Voorrangsregels zijn tevens de geconcretiseerde regels van het vertrouwens- en gelijkheidsbeginsel. Dit leidt tot het derde element van het model dat aan de behandeling ten grondslag wordt gelegd. Aan voorrangsregels is de eis te stellen dat zij op een alles-of-niets wijze toepasbaar zijn. De behandeling van elke voorrangsregel mondt daartoe uit in een behandeling van de criteria, waaraan moet zijn voldaan voor de directe toepasselijkheid van de regel. Vanwege het grote belang voor de rechtspraktijk vormt de behandeling van de criteria de kern van het onderzoek bij de verschillende regels.1
De voorrangsregels van het vertrouwens- en gelijkheidsbeginsel stellen eisen aan de fiscus. Hij moet door hem opgewekt vertrouwen honoreren dan wel de ene belastingplichtige op dezelfde wijze behandelen als een ander. Dit neemt niet weg dat het ook mogelijk moet zijn voor de fiscus van standpunt te veranderen of zijn regels te wijzigen. Zonder die mogelijkheid zou het risico van grote verstarring dreigen. Wijziging van standpunt moet evenwel geschieden onder verdiscontering van de redelijke belangen van de rechtssubjecten. Ook hier is het gewicht van het vertrouwensbeginsel in het geding. Het vierde element van het onderzoek bestaat uit de bespreking van de afweging van de vrijheid van de fiscus van mening te veranderen en het beginsel dat vertrouwen moet worden gehonoreerd.
Het vijfde element van het model dat bij het onderzoek is gehanteerd, is dat elke aldus beschreven voorrangsregel wordt vergeleken met een of meer andere verwante voorrangregels. Op deze wijze wordt een scherper zicht op de betekenis en reikwijdte van de voorrangsregels verkregen. Soms komt daardoor de afbakening van de toepassingsgebieden van de verschillende voorrangsregels beter in het vizier, terwijl soms juist de verwantschap tussen de verschillende regels het inzicht in de betekenis van een bepaalde voorrangsregel kan vergroten.
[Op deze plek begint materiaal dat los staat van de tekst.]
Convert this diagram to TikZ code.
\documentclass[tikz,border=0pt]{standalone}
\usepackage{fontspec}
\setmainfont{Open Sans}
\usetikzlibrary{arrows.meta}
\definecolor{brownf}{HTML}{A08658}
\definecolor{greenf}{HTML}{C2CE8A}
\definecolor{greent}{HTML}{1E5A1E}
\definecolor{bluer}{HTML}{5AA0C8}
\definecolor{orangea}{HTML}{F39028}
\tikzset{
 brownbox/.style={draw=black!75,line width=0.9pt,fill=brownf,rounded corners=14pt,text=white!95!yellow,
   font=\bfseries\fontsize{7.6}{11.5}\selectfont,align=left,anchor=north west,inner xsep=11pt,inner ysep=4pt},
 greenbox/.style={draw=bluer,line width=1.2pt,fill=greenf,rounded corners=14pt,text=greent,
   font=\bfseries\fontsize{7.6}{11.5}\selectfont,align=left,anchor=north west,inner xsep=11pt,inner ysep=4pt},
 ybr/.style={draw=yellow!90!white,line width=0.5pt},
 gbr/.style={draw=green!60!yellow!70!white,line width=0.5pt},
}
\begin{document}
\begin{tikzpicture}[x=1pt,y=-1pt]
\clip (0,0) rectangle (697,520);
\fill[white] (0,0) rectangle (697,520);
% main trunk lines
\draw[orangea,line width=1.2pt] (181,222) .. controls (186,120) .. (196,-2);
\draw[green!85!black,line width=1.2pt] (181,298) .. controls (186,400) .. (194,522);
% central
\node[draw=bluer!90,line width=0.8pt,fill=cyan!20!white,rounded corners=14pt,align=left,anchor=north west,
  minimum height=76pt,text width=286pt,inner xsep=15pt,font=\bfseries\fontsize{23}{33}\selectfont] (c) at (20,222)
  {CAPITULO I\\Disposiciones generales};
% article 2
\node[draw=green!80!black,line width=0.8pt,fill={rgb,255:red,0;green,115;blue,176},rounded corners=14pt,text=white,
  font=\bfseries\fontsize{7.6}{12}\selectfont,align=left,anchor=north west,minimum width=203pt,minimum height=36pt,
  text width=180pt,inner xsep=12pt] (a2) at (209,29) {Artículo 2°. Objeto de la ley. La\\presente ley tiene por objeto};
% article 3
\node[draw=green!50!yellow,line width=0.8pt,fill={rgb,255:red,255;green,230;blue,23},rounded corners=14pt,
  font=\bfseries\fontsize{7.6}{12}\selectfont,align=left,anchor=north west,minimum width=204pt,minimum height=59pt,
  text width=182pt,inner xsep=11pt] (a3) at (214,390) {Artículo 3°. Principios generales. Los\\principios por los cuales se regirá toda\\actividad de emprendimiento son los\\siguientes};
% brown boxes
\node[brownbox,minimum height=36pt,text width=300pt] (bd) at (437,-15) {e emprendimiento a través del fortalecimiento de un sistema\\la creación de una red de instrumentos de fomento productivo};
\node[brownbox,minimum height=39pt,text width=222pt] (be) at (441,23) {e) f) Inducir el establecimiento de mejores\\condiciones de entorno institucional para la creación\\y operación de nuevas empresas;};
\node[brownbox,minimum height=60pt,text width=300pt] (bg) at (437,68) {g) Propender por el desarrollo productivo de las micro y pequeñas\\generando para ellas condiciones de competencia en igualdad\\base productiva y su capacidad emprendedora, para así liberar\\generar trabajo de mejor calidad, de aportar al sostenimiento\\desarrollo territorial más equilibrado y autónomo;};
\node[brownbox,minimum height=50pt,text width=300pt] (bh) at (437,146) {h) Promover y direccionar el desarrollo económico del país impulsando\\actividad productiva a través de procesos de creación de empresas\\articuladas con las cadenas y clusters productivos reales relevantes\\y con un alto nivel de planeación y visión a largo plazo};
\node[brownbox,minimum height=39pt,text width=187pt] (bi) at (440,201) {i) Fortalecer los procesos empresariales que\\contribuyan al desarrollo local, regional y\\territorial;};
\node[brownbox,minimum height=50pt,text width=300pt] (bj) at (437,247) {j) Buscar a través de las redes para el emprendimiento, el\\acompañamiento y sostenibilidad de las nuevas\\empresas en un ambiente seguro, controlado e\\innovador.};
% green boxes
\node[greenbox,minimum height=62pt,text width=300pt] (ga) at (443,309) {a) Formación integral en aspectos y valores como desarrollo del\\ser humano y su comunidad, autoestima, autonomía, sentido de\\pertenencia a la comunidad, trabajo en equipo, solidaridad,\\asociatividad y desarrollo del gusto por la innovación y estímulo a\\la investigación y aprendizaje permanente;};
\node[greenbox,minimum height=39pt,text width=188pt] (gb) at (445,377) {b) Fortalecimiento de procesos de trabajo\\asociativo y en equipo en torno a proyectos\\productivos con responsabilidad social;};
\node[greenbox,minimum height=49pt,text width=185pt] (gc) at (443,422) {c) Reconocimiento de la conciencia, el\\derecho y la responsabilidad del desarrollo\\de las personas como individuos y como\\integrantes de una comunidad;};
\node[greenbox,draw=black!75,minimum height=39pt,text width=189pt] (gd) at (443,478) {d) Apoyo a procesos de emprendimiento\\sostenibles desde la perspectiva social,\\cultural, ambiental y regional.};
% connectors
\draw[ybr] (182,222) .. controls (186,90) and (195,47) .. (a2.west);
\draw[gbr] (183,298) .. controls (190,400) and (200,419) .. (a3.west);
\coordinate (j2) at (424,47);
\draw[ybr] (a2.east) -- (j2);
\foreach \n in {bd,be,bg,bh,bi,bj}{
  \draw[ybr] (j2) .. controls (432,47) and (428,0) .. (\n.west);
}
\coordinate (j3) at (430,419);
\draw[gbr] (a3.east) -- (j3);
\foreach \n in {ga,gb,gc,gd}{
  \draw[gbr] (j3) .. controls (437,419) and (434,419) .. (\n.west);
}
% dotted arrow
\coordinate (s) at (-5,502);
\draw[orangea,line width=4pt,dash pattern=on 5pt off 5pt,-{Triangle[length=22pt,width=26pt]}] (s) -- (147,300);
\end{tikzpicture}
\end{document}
Het onderwerp van de hoofdstukken twee en drie van deze studie is primair het onderzoek naar de voorrangsregels van het vertrouwens- en gelijkheidsbeginsel als beginselen van behoorlijk bestuur. Voor de voorrangsregels op het gebied van de beleidsregels levert dit vanuit een bepaald perspectief een kunstmatige scheiding op met de voorrangsregels op het niveau van de algemeen verbindende voorschriften. Dit andere perspectief is het perspectief van de beginselen van behoorlijke regelgeving. Er is sprake van een fundamentele verwantschap tussen de voorrangsregels met betrekking tot algemeen verbindende voorschriften en beleidsregels.2 Om deze reden bestaat het zesde element van het model uit de vergelijking met de werking van het vertrouwensbeginsel en het gelijkheidsbeginsel op het vlak van de algemeen verbindende voorschriften.
Als overgang naar en tevens als inleiding op de twee volgende hoofdstukken wordt in de volgende paragraaf een schets gegeven van het terrein van de rechtsbescherming op grond van het vertrouwens- en gelijkheidsbeginsel. Het niveau waarop dit wordt beschreven is dat van het rechtssysteem. Het open karakter van het rechtssysteem zal daarbij duidelijk naar voren komen.